_What is expected:_ Skipping all pictures, set down the lines of the listing from the first through the one with "const YES = '#406482', NO = '#a8bfd4';".

_Given data:_
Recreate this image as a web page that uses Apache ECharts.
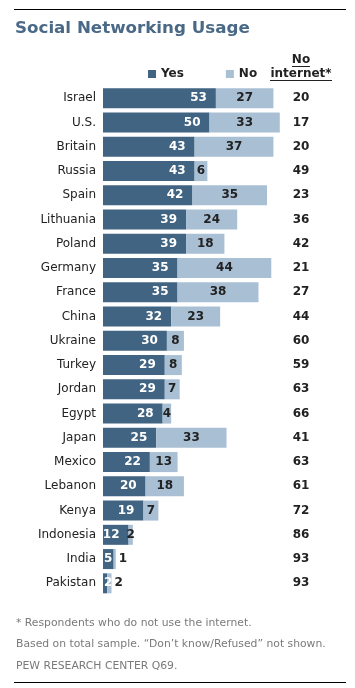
<!DOCTYPE html>
<html><head><meta charset="utf-8">
<script src="https://cdn.jsdelivr.net/npm/echarts@6/dist/echarts.min.js"></script>
<style>html,body{margin:0;padding:0;background:#fff}#c{width:355px;height:688px}</style>
</head><body><div id="c"></div>
<script>
const countries = ["Israel","U.S.","Britain","Russia","Spain","Lithuania","Poland","Germany","France","China","Ukraine","Turkey","Jordan","Egypt","Japan","Mexico","Lebanon","Kenya","Indonesia","India","Pakistan"];
const yesValues = [53,50,43,43,42,39,39,35,35,32,30,29,29,28,25,22,20,19,12,5,2];
const noValues  = [27,33,37,6,35,24,18,44,38,23,8,8,7,4,33,13,18,7,2,1,2];
const noInternet = [20,17,20,49,23,36,42,21,27,44,60,59,63,66,41,63,61,72,86,93,93];

const FONT = 'DejaVu Sans';
const YES = '#406482', NO = '#a8bfd4';

const yesData = yesValues.map(v => v < 10
  ? {value: v, label: {position: 'insideLeft', distance: 1}}
  : v);
const noData = noValues.map((v, i) => (v < 3 && yesValues[i] < 10)
  ? {value: v, label: {position: 'right', distance: 3}}
  : v);

const chart = echarts.init(document.getElementById('c'), null, {renderer: 'canvas'});
chart.setOption({
  animation: false,
  grid: {left: 103, width: 213, top: 86.2, height: 509.25},
  legend: {
    left: 143, top: 63, itemWidth: 8, itemHeight: 8, itemGap: 42, icon: 'rect',
    textStyle: {fontFamily: FONT, fontWeight: 'bold', fontSize: 12, color: '#222'},
    data: ['Yes', 'No']
  },
  xAxis: {type: 'value', min: 0, max: 100, show: false},
  yAxis: [
    {type: 'category', data: countries, inverse: true,
     axisLine: {show: false}, axisTick: {show: false},
     axisLabel: {fontFamily: FONT, fontSize: 12, color: '#222', margin: 7}},
    {type: 'category', data: noInternet.map(String), inverse: true, position: 'right', offset: -15,
     axisLine: {show: false}, axisTick: {show: false},
     axisLabel: {fontFamily: FONT, fontSize: 12, fontWeight: 'bold', color: '#222', align: 'center', margin: 0}}
  ],
  series: [
    {name: 'Yes', type: 'bar', stack: 's', data: yesData, barWidth: 20,
     itemStyle: {color: YES},
     label: {show: true, position: 'insideRight', distance: 9, color: '#fff',
             fontFamily: FONT, fontWeight: 'bold', fontSize: 12}},
    {name: 'No', type: 'bar', stack: 's', data: noData, barWidth: 20,
     itemStyle: {color: NO},
     label: {show: true, position: 'inside', color: '#222',
             fontFamily: FONT, fontWeight: 'bold', fontSize: 12}}
  ],
  graphic: [
    {type: 'line', shape: {x1: 14, y1: 9.5, x2: 346, y2: 9.5}, style: {stroke: '#000', lineWidth: 1}},
    {type: 'text', left: 15, top: 20, style: {text: 'Social Networking Usage', fontFamily: FONT, fontWeight: 'bold', fontSize: 16.7, fill: '#4a6987'}},
    {type: 'text', x: 301, y: 60, style: {text: 'No', align: 'center', verticalAlign: 'middle', fontFamily: FONT, fontWeight: 'bold', fontSize: 12, fill: '#222'}},
    {type: 'line', shape: {x1: 292, y1: 66.5, x2: 310, y2: 66.5}, style: {stroke: '#222', lineWidth: 1}},
    {type: 'text', x: 301, y: 74, style: {text: 'internet*', align: 'center', verticalAlign: 'middle', fontFamily: FONT, fontWeight: 'bold', fontSize: 12, fill: '#222'}},
    {type: 'line', shape: {x1: 270, y1: 80.5, x2: 332, y2: 80.5}, style: {stroke: '#222', lineWidth: 1}},
    {type: 'text', x: 16, y: 623, style: {text: '* Respondents who do not use the internet.', verticalAlign: 'middle', fontFamily: FONT, fontSize: 10.8, fill: '#7a7a7a'}},
    {type: 'text', x: 16, y: 644, style: {text: 'Based on total sample. \u201cDon\u2019t know/Refused\u201d not shown.', verticalAlign: 'middle', fontFamily: FONT, fontSize: 10.8, fill: '#7a7a7a'}},
    {type: 'text', x: 16, y: 666, style: {text: 'PEW RESEARCH CENTER Q69.', verticalAlign: 'middle', fontFamily: FONT, fontSize: 10.8, fill: '#7a7a7a'}},
    {type: 'line', shape: {x1: 14, y1: 682.5, x2: 346, y2: 682.5}, style: {stroke: '#000', lineWidth: 1}}
  ]
});
</script>
</body></html>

_Answer:_
Recreate this image as a web page that uses Apache ECharts.
<!DOCTYPE html>
<html><head><meta charset="utf-8">
<script src="https://cdn.jsdelivr.net/npm/echarts@6/dist/echarts.min.js"></script>
<style>html,body{margin:0;padding:0;background:#fff}#c{width:355px;height:688px}</style>
</head><body><div id="c"></div>
<script>
const countries = ["Israel","U.S.","Britain","Russia","Spain","Lithuania","Poland","Germany","France","China","Ukraine","Turkey","Jordan","Egypt","Japan","Mexico","Lebanon","Kenya","Indonesia","India","Pakistan"];
const yesValues = [53,50,43,43,42,39,39,35,35,32,30,29,29,28,25,22,20,19,12,5,2];
const noValues  = [27,33,37,6,35,24,18,44,38,23,8,8,7,4,33,13,18,7,2,1,2];
const noInternet = [20,17,20,49,23,36,42,21,27,44,60,59,63,66,41,63,61,72,86,93,93];

const FONT = 'DejaVu Sans';
const YES = '#406482', NO = '#a8bfd4';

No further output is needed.